What challenges make it difficult to implement solar-powered desalination systems in remote areas?
Implementing solar-powered desalination systems in remote areas is no small feat. One of the biggest challenges is the high upfront cost of setting up these systems, which often deters potential investors. On top of that, their performance is closely tied to weather conditions – cloudy days or inconsistent sunlight can significantly impact their reliability.
Another hurdle is the difficulty of maintenance in isolated locations. Finding skilled technicians or sourcing replacement parts in such areas can be a logistical nightmare. There are also efficiency concerns, as turning solar energy into a consistent water purification process requires a lot of energy. And let’s not forget the environmental impact – managing waste byproducts like concentrated brine adds yet another layer of complexity to making these systems work effectively.

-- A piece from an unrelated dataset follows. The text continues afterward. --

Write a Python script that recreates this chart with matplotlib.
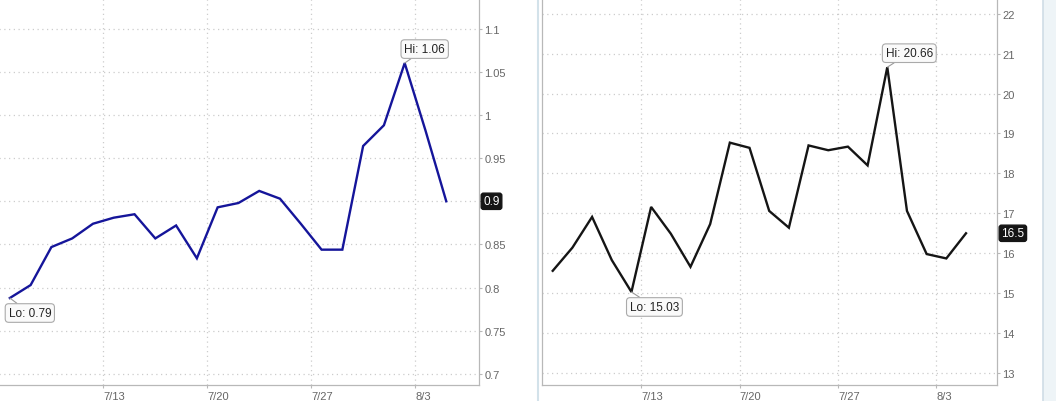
import matplotlib
matplotlib.use("Agg")
import matplotlib.pyplot as plt
from matplotlib.lines import Line2D
from matplotlib.patches import Rectangle

plt.rcParams['font.family'] = ['Liberation Sans', 'DejaVu Sans']

# trading days shown on both charts
days = ['7/6', '7/7', '7/8', '7/9', '7/10',
        '7/13', '7/14', '7/15', '7/16', '7/17',
        '7/20', '7/21', '7/22', '7/23', '7/24',
        '7/27', '7/28', '7/29', '7/30', '7/31',
        '8/3', '8/4']
week_labels = ['7/13', '7/20', '7/27', '8/3']

# left chart (blue)
left_vals = [0.788, 0.803, 0.847, 0.857, 0.874, 0.881, 0.885, 0.857, 0.872, 0.834,
             0.893, 0.898, 0.912, 0.903, 0.874, 0.844, 0.844, 0.964, 0.988, 1.06,
             0.982, 0.90]
left_ticks = [0.7, 0.75, 0.8, 0.85, 0.9, 0.95, 1.0, 1.05, 1.1]
left_lo, left_hi, left_last = '0.79', '1.06', '0.9'

# right chart (black)
right_vals = [15.56, 16.14, 16.91, 15.83, 15.03, 17.16, 16.49, 15.66, 16.73, 18.77,
              18.64, 17.06, 16.64, 18.70, 18.58, 18.67, 18.20, 20.66, 17.06, 15.98,
              15.87, 16.5]
right_ticks = [13, 14, 15, 16, 17, 18, 19, 20, 21, 22]
right_lo, right_hi, right_last = '15.03', '20.66', '16.5'

W, H = 1056, 402
fig = plt.figure(figsize=(W / 100, H / 100), dpi=100)
fig.patch.set_facecolor('white')

grid_col = '#cccccc'
spine_col = '#b8b8b8'
label_col = '#666666'


def fx(px):
    return px / W


def fy(py):
    return 1 - py / H


def draw_chart(ax, vals, ticks, color, ylim, lo, hi, last, lo_off, hi_off):
    x = list(range(len(vals)))
    ax.plot(x, vals, color=color, lw=1.7, solid_joinstyle='miter', zorder=3)
    ax.set_xlim(-0.56, len(vals) - 1 + 1.59)
    ax.set_ylim(*ylim)

    xt = [days.index(d) - 0.5 for d in week_labels]
    ax.set_xticks(xt)
    ax.set_xticklabels(week_labels, ha='left')
    ax.set_yticks(ticks)
    ax.set_yticklabels(['%g' % t for t in ticks])
    ax.yaxis.tick_right()
    ax.tick_params(axis='y', length=2, width=0.8, color=spine_col, pad=1.5,
                   labelsize=8, labelcolor=label_col)
    ax.tick_params(axis='x', length=2.5, width=0.8, color=spine_col, pad=1.5,
                   labelsize=8, labelcolor=label_col)
    ax.grid(True, color=grid_col, linestyle=(0, (1, 2.8)), lw=0.9)
    ax.set_axisbelow(True)
    ax.spines['top'].set_visible(False)
    for s in ['bottom', 'right', 'left']:
        ax.spines[s].set_color(spine_col)
        ax.spines[s].set_linewidth(0.9)

    i_lo = vals.index(min(vals))
    i_hi = vals.index(max(vals))
    box = dict(boxstyle='round,pad=0.28,rounding_size=0.3', fc='#fafafa', ec='#aaaaaa', lw=0.8)
    arrow = dict(arrowstyle='-', color='#999999', lw=0.8, shrinkA=0, shrinkB=0)
    ax.annotate('Lo: ' + lo, xy=(i_lo, vals[i_lo]), xytext=lo_off, textcoords='offset pixels',
                ha='center', va='center', fontsize=8.5, color='#222222', bbox=box,
                arrowprops=arrow, annotation_clip=False, zorder=5)
    ax.annotate('Hi: ' + hi, xy=(i_hi, vals[i_hi]), xytext=hi_off, textcoords='offset pixels',
                ha='center', va='center', fontsize=8.5, color='#222222', bbox=box,
                arrowprops=arrow, annotation_clip=False, zorder=5)

    # last value tag on the right axis
    ax.annotate(last, xy=(1, vals[-1]), xycoords=ax.get_yaxis_transform(),
                xytext=(4, 0), textcoords='offset pixels', ha='left', va='center',
                fontsize=8.5, color='white', annotation_clip=False, zorder=6,
                bbox=dict(boxstyle='round,pad=0.18,rounding_size=0.2', fc='#151515', ec='#151515'))


ax_l = fig.add_axes([fx(-1.8), fy(386), fx(481.1), 386 / H])
draw_chart(ax_l, left_vals, left_ticks, '#15159a', (0.6873, 1.1342),
           left_lo, left_hi, left_last, (20, -15), (20, 14))

ax_r = fig.add_axes([fx(541.7), fy(386), fx(455.6), 386 / H])
draw_chart(ax_r, right_vals, right_ticks, '#151515', (12.70, 22.368),
           right_lo, right_hi, right_last, (23, -15), (22, 14))

# panel separators / border
fig.add_artist(Line2D([fx(538), fx(538)], [0, 1], color='#d3e2ea', lw=1.5))
fig.add_artist(Rectangle((fx(1043), 0), fx(13), 1, fc='#eef4f7', ec='none'))
fig.add_artist(Line2D([fx(1043), fx(1043)], [0, 1], color='#cfdde6', lw=1.2))

fig.savefig('out.png', dpi=100)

How does weather affect the efficiency of solar-powered desalination systems, and what can be done to ensure consistent performance?

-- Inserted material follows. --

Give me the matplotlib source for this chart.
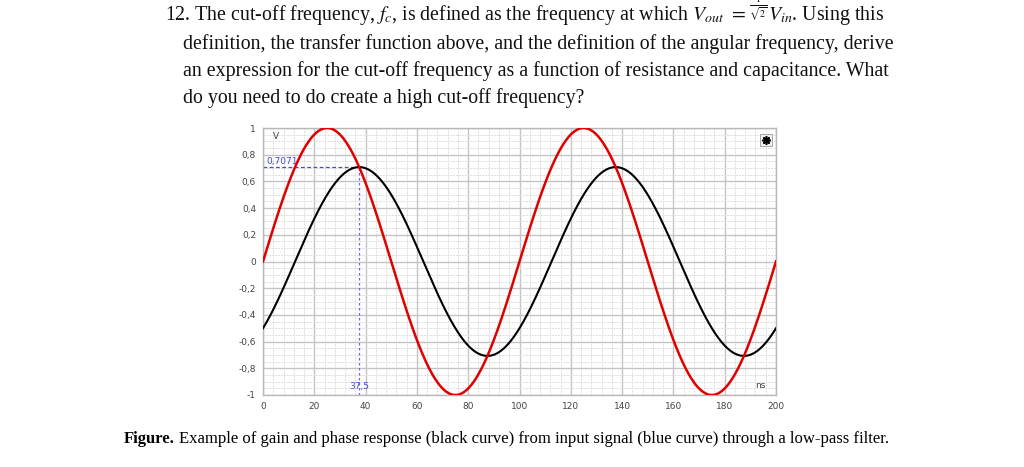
import numpy as np
import matplotlib
matplotlib.use("Agg")
import matplotlib.pyplot as plt

# ---- data ----
period_ns = 100.0          # both signals
amp_in = 1.0               # input (red) amplitude, V
amp_out = 0.7071           # output (black) amplitude, V
lag_ns = 12.5              # output peak at 37.5 ns vs input peak at 25 ns
marker_t = 37.5            # annotated time
marker_v = 0.7071          # annotated voltage
x_ticks = [0, 20, 40, 60, 80, 100, 120, 140, 160, 180, 200]
y_ticks = [1, 0.8, 0.6, 0.4, 0.2, 0, -0.2, -0.4, -0.6, -0.8, -1]
y_tick_labels = ["1", "0,8", "0,6", "0,4", "0,2", "0", "-0,2", "-0,4", "-0,6", "-0,8", "-1"]

t = np.linspace(0, 200, 2001)
v_in = amp_in * np.sin(2 * np.pi * t / period_ns)
v_out = amp_out * np.sin(2 * np.pi * (t - lag_ns) / period_ns)

plt.rcParams["mathtext.fontset"] = "stix"

W, H = 1024, 467
fig = plt.figure(figsize=(W / 100, H / 100), dpi=100)
fig.patch.set_facecolor("white")

left, right, top, bottom = 263, 776, 128, 395
ax = fig.add_axes([left / W, 1 - bottom / H, (right - left) / W, (bottom - top) / H])
ax.set_xlim(0, 200)
ax.set_ylim(-1, 1)

# grid
ax.set_xticks(x_ticks)
ax.set_yticks(y_ticks)
ax.set_xticks(np.arange(0, 201, 4), minor=True)
ax.set_yticks(np.arange(-1, 1.001, 0.05), minor=True)
ax.grid(True, which="minor", color="#dedede", lw=0.7, ls=(0, (2, 1)))
ax.grid(True, which="major", color="#c4c4c4", lw=1.0)
ax.set_axisbelow(True)
ax.tick_params(which="both", length=0)
ax.tick_params(axis="both", labelsize=6.5, labelcolor="#444444", pad=5)
ax.set_xticklabels([str(v) for v in x_ticks])
ax.set_yticklabels(y_tick_labels)
for s in ax.spines.values():
    s.set_color("#b8b8b8")
    s.set_linewidth(1.0)

# curves
ax.plot(t, v_out, color="black", lw=1.5, zorder=3)
ax.plot(t, v_in, color="#e00000", lw=1.8, zorder=4)

# annotation lines
blue = "#4848d8"
ax.plot([0, marker_t], [marker_v, marker_v], color=blue, lw=0.9, ls=(0, (3, 2)), zorder=2)
ax.plot([marker_t, marker_t], [-1, marker_v], color="#6a6ae0", lw=0.9, ls=(0, (2, 2)), zorder=2)
ax.text(1.5, marker_v + 0.01, "0,7071", color=blue, fontsize=6.5, ha="left", va="bottom")
ax.text(marker_t, -0.97, "37,5", color=blue, fontsize=6.5, ha="center", va="bottom")
ax.text(4, 0.97, "V", color="#444444", fontsize=6.5, ha="left", va="top")
ax.text(196, -0.96, "ns", color="#444444", fontsize=6.5, ha="right", va="bottom")

# gear icon at top right
ax.plot([0.981], [0.955], transform=ax.transAxes, marker="s", ms=9,
        mfc="#eeeeee", mec="#999999", mew=0.6, zorder=5, clip_on=False)
ax.plot([0.981], [0.955], transform=ax.transAxes, marker=(8, 2, 0), ms=6,
        color="black", mew=1.2, zorder=6, clip_on=False)
ax.plot([0.981], [0.955], transform=ax.transAxes, marker="o", ms=3,
        mfc="black", mec="black", zorder=7, clip_on=False)

# ---- paragraph text ----
serif = "Liberation Serif"
fs = 14.3
col = "#111111"
fig.canvas.draw()
r = fig.canvas.get_renderer()

# line 1 built from pieces so the fraction can be small and raised
y1 = 1 - 20 / H
p1 = fig.text(165 / W, y1, r"12. The cut-off frequency, $f_c$, is defined as the frequency at which $V_{out}$ $=$",
              family=serif, fontsize=fs, ha="left", va="baseline", color=col)
b1 = p1.get_window_extent(renderer=r)
p2 = fig.text((b1.x1 + 3) / W, 1 - 22 / H, r"$\frac{1}{\sqrt{2}}$", fontsize=10,
              ha="left", va="bottom", color=col)
b2 = p2.get_window_extent(renderer=r)
fig.text((b2.x1 + 1) / W, y1, r"$V_{in}$. Using this", family=serif, fontsize=fs,
         ha="left", va="baseline", color=col)

lines = [
    "definition, the transfer function above, and the definition of the angular frequency, derive",
    "an expression for the cut-off frequency as a function of resistance and capacitance. What",
    "do you need to do create a high cut-off frequency?",
]
ys = [49, 76, 103]
for s, y in zip(lines, ys):
    fig.text(183 / W, 1 - y / H, s, family=serif, fontsize=fs, ha="left", va="baseline", color=col)

# ---- caption ----
cap_y = 1 - 443 / H
tb = fig.text(124 / W, cap_y, "Figure.", family=serif, fontsize=12, weight="bold", ha="left", va="baseline")
bb = tb.get_window_extent(renderer=r)
fig.text((bb.x1 + 4) / W, cap_y,
         "Example of gain and phase response (black curve) from input signal (blue curve) through a low-pass filter.",
         family=serif, fontsize=12, ha="left", va="baseline")

fig.savefig("out.png", dpi=100)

Weather plays a major role in how well solar-powered desalination systems perform. Key factors like sunlight availability, temperature, and cloud cover directly impact the energy these systems can collect. For instance, cloudy or rainy days reduce the sunlight reaching solar panels or thermal collectors, which can, in turn, lower the amount of purified water produced.
To keep things running smoothly, even when the weather isn’t ideal, several strategies can help:
- Energy storage systems: Using batteries or thermal storage to save extra energy generated on sunny days ensures power is available when sunlight is scarce.
- Hybrid systems: Pairing solar power with other energy sources, such as wind or grid electricity, provides a reliable backup.
- Weather-responsive designs: Advanced materials or systems that can automatically adjust to changing conditions help handle unpredictable weather more effectively.
These approaches work together to ensure consistent performance and keep the system operating efficiently, even when the skies aren’t cooperating.